[Entries with chart source code]

************

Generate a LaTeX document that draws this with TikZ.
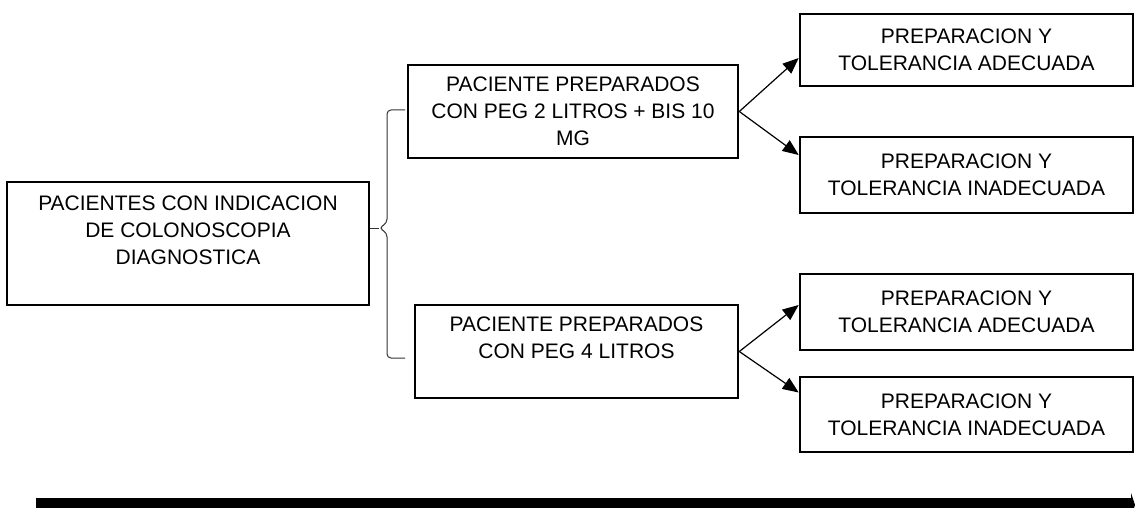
\documentclass[tikz,border=0pt]{standalone}
\usepackage{fontspec}
\setmainfont{Liberation Sans}
\usetikzlibrary{arrows.meta}

\tikzset{
    caja/.style={draw, line width=2.6pt, inner sep=0pt, align=center,
        font=\fontsize{21}{27}\selectfont},
    flecha/.style={line width=1.2pt, -{Triangle[length=16pt,width=13pt]}},
    llave/.style={draw=black!80, line width=1pt, rounded corners=4pt}
}

\begin{document}
\begin{tikzpicture}[x=1pt,y=-1pt]

    \clip (0,0) rectangle (1135,508);

    \node[caja,
        minimum width=362pt,
        minimum height=123pt
    ] (pacientes) at (188,243.5){PACIENTES CON INDICACION\\DE COLONOSCOPIA\\DIAGNOSTICA\\ \mbox{}};

    \node[caja,
        minimum width=330pt,
        minimum height=93pt
    ] (pegdos) at (573,111.5){PACIENTE PREPARADOS\\CON PEG 2 LITROS + BIS 10\\MG};
    \node[caja,
        minimum width=323pt,
        minimum height=93pt
    ] (pegcuatro) at (576.5,351.5){PACIENTE PREPARADOS\\CON PEG 4 LITROS\\ \mbox{}};

    \node[caja, minimum width=333pt, minimum height=72pt] (adecA) at (966.5,50)
        {PREPARACION Y\\TOLERANCIA ADECUADA};
    \node[caja, minimum width=333pt, minimum height=76pt] (inadecA) at (966.5,175)
        {PREPARACION Y\\TOLERANCIA INADECUADA};
    \node[caja, minimum width=333pt, minimum height=76pt] (adecB) at (966.5,312)
        {PREPARACION Y\\TOLERANCIA ADECUADA};
    \node[caja, minimum width=333pt, minimum height=75pt] (inadecB) at (966.5,414.5)
        {PREPARACION Y\\TOLERANCIA INADECUADA};

    % llave
    \coordinate (llaveA) at (405,110);
    \coordinate (llaveB) at (405,358);
    \coordinate (punta) at (379,228);
    \draw[llave] (llaveA) -- (387,110) -- (387,223) -- (punta) -- (387,233)
        -- (387,358) -- (llaveB);
    \draw[llave] (pacientes.east |- punta) -- (punta);

    \draw[flecha] (pegdos.east) -- ([yshift=-8pt]adecA.west);
    \draw[flecha] (pegdos.east) -- ([yshift=20pt]inadecA.west);
    \draw[flecha] (pegcuatro.east) -- ([yshift=7pt]adecB.west);
    \draw[flecha] (pegcuatro.east) -- ([yshift=22pt]inadecB.west);

    % eje inferior
    \coordinate (ejeA) at (36,505);
    \coordinate (ejeB) at (1135,505);
    \draw[line width=15pt, -{Triangle[length=4pt,width=24pt]}] (ejeA) -- (ejeB);

\end{tikzpicture}
\end{document}
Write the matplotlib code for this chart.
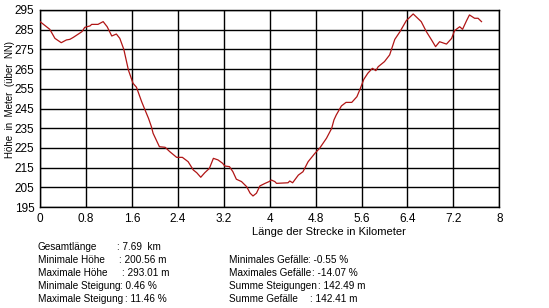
import matplotlib
matplotlib.use("Agg")
import matplotlib.pyplot as plt

plt.rcParams["font.family"] = ["Liberation Sans", "DejaVu Sans"]

# elevation profile (km, m)
dist_km = [0.00, 0.17, 0.26, 0.37, 0.46, 0.52, 0.58, 0.73, 0.78, 0.87, 0.90, 1.01,
           1.10, 1.17, 1.25, 1.33, 1.39, 1.46, 1.54, 1.62, 1.68, 1.77, 1.83, 1.89,
           1.94, 1.97, 2.08, 2.18, 2.26, 2.38, 2.48, 2.58, 2.67, 2.73, 2.80, 2.87,
           2.95, 3.02, 3.10, 3.18, 3.22, 3.30, 3.36, 3.42, 3.51, 3.60, 3.66, 3.71,
           3.77, 3.83, 3.92, 3.99, 4.03, 4.09, 4.12, 4.32, 4.35, 4.40, 4.50, 4.58,
           4.67, 4.79, 4.87, 4.99, 5.08, 5.12, 5.16, 5.25, 5.33, 5.43, 5.52, 5.58,
           5.64, 5.71, 5.79, 5.85, 5.89, 6.00, 6.09, 6.18, 6.27, 6.38, 6.50, 6.64,
           6.73, 6.82, 6.89, 6.96, 7.08, 7.17, 7.22, 7.31, 7.36, 7.43, 7.48, 7.57,
           7.63, 7.69]
hoehe_m = [289.1, 285.2, 280.6, 278.4, 279.8, 280.1, 281.1, 284.0, 286.2, 286.9, 287.7, 287.7,
           289.1, 286.5, 281.8, 282.8, 280.6, 275.0, 264.5, 257.8, 255.8, 248.5, 244.2, 240.0,
           235.8, 232.4, 225.6, 225.3, 223.1, 220.2, 220.2, 218.0, 213.8, 212.4, 210.1, 212.4,
           214.6, 219.7, 218.9, 217.2, 215.8, 215.5, 212.9, 209.1, 207.9, 205.3, 202.0, 200.6,
           202.0, 205.7, 207.0, 207.9, 208.7, 207.9, 207.0, 207.3, 208.2, 207.3, 211.2, 212.9,
           218.0, 222.3, 224.8, 229.9, 234.9, 239.2, 241.7, 246.3, 248.1, 248.1, 251.0, 255.2,
           259.8, 262.9, 265.4, 264.2, 266.2, 268.8, 272.2, 280.1, 284.0, 289.6, 293.0, 289.1,
           284.0, 279.8, 276.4, 278.9, 277.7, 280.6, 284.5, 286.5, 285.2, 289.6, 292.5, 290.8,
           290.8, 289.1]

x_ticks = [0, 0.8, 1.6, 2.4, 3.2, 4, 4.8, 5.6, 6.4, 7.2, 8]
x_tick_labels = ["0", "0.8", "1.6", "2.4", "3.2", "4", "4.8", "5.6", "6.4", "7.2", "8"]
y_ticks = [195, 205, 215, 225, 235, 245, 255, 265, 275, 285, 295]

stats_left = [
    ("Gesamtlänge", ": 7.69  km"),
    ("Minimale Höhe", ": 200.56 m"),
    ("Maximale Höhe", ": 293.01 m"),
    ("Minimale Steigung", ": 0.46 %"),
    ("Maximale Steigung", ": 11.46 %"),
]
stats_right = [
    ("Minimales Gefälle", ": -0.55 %"),
    ("Maximales Gefälle", ": -14.07 %"),
    ("Summe Steigungen", ": 142.49 m"),
    ("Summe Gefälle", ": 142.41 m"),
]

W, H = 549, 308
fig = plt.figure(figsize=(W / 100, H / 100), dpi=100)
fig.patch.set_facecolor("white")
ax = fig.add_axes([40 / W, 1 - 207 / H, (499.3 - 40) / W, (207 - 10) / H])

ax.plot(dist_km, hoehe_m, color="#B01515", lw=0.9, zorder=3)
ax.set_xlim(0, 8)
ax.set_ylim(195, 295)
ax.set_xticks(x_ticks)
ax.set_xticklabels(x_tick_labels)
ax.set_yticks(y_ticks)
ax.grid(True, color="black", lw=1.0)
for s in ax.spines.values():
    s.set_color("black")
    s.set_linewidth(1.0)
ax.tick_params(length=0, labelsize=8.5, pad=4)

fig.text(329 / W, 1 - 232 / H, "Länge der Strecke in Kilometer",
         ha="center", va="center", fontsize=8)
fig.text(10 / W, 1 - 100 / H, "Höhe  in  Meter  (über  NN)", rotation=90,
         ha="center", va="center", fontsize=7)

fs = 7.2
left_rows = [246.5, 260, 273, 286, 299]
left_colon_x = [117, 119, 122, 120, 125]
for (lab, val), yy, cx in zip(stats_left, left_rows, left_colon_x):
    fig.text(38 / W, 1 - yy / H, lab, ha="left", va="center", fontsize=fs)
    fig.text(cx / W, 1 - yy / H, val, ha="left", va="center", fontsize=fs)

right_rows = [260, 273, 286, 299]
right_colon_x = [308, 312, 318, 310]
for (lab, val), yy, cx in zip(stats_right, right_rows, right_colon_x):
    fig.text(228.7 / W, 1 - yy / H, lab, ha="left", va="center", fontsize=fs)
    fig.text(cx / W, 1 - yy / H, val, ha="left", va="center", fontsize=fs)

fig.savefig("out.png", dpi=100)
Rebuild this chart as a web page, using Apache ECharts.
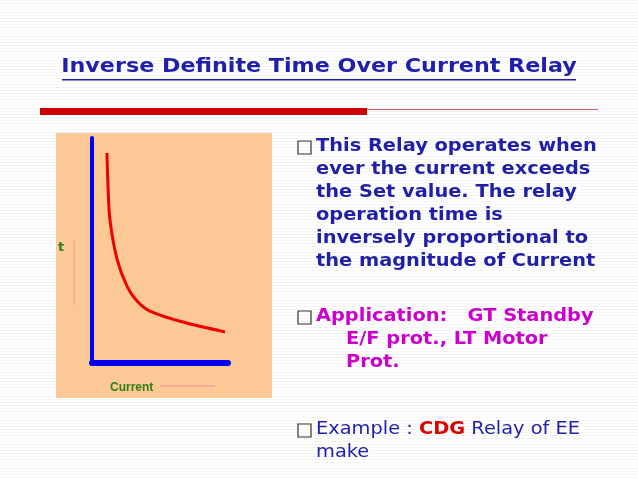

************

▶ **What this task involves**
Nothing but the lines from the one with "Write the matplotlib code for this chart." down to the one with "275, 285, 295]" should be printed, both of them included. Leave out the pictures.

▶ **Solved exercise**
Write the matplotlib code for this chart.
import matplotlib
matplotlib.use("Agg")
import matplotlib.pyplot as plt

plt.rcParams["font.family"] = ["Liberation Sans", "DejaVu Sans"]

# elevation profile (km, m)
dist_km = [0.00, 0.17, 0.26, 0.37, 0.46, 0.52, 0.58, 0.73, 0.78, 0.87, 0.90, 1.01,
           1.10, 1.17, 1.25, 1.33, 1.39, 1.46, 1.54, 1.62, 1.68, 1.77, 1.83, 1.89,
           1.94, 1.97, 2.08, 2.18, 2.26, 2.38, 2.48, 2.58, 2.67, 2.73, 2.80, 2.87,
           2.95, 3.02, 3.10, 3.18, 3.22, 3.30, 3.36, 3.42, 3.51, 3.60, 3.66, 3.71,
           3.77, 3.83, 3.92, 3.99, 4.03, 4.09, 4.12, 4.32, 4.35, 4.40, 4.50, 4.58,
           4.67, 4.79, 4.87, 4.99, 5.08, 5.12, 5.16, 5.25, 5.33, 5.43, 5.52, 5.58,
           5.64, 5.71, 5.79, 5.85, 5.89, 6.00, 6.09, 6.18, 6.27, 6.38, 6.50, 6.64,
           6.73, 6.82, 6.89, 6.96, 7.08, 7.17, 7.22, 7.31, 7.36, 7.43, 7.48, 7.57,
           7.63, 7.69]
hoehe_m = [289.1, 285.2, 280.6, 278.4, 279.8, 280.1, 281.1, 284.0, 286.2, 286.9, 287.7, 287.7,
           289.1, 286.5, 281.8, 282.8, 280.6, 275.0, 264.5, 257.8, 255.8, 248.5, 244.2, 240.0,
           235.8, 232.4, 225.6, 225.3, 223.1, 220.2, 220.2, 218.0, 213.8, 212.4, 210.1, 212.4,
           214.6, 219.7, 218.9, 217.2, 215.8, 215.5, 212.9, 209.1, 207.9, 205.3, 202.0, 200.6,
           202.0, 205.7, 207.0, 207.9, 208.7, 207.9, 207.0, 207.3, 208.2, 207.3, 211.2, 212.9,
           218.0, 222.3, 224.8, 229.9, 234.9, 239.2, 241.7, 246.3, 248.1, 248.1, 251.0, 255.2,
           259.8, 262.9, 265.4, 264.2, 266.2, 268.8, 272.2, 280.1, 284.0, 289.6, 293.0, 289.1,
           284.0, 279.8, 276.4, 278.9, 277.7, 280.6, 284.5, 286.5, 285.2, 289.6, 292.5, 290.8,
           290.8, 289.1]

x_ticks = [0, 0.8, 1.6, 2.4, 3.2, 4, 4.8, 5.6, 6.4, 7.2, 8]
x_tick_labels = ["0", "0.8", "1.6", "2.4", "3.2", "4", "4.8", "5.6", "6.4", "7.2", "8"]
y_ticks = [195, 205, 215, 225, 235, 245, 255, 265, 275, 285, 295]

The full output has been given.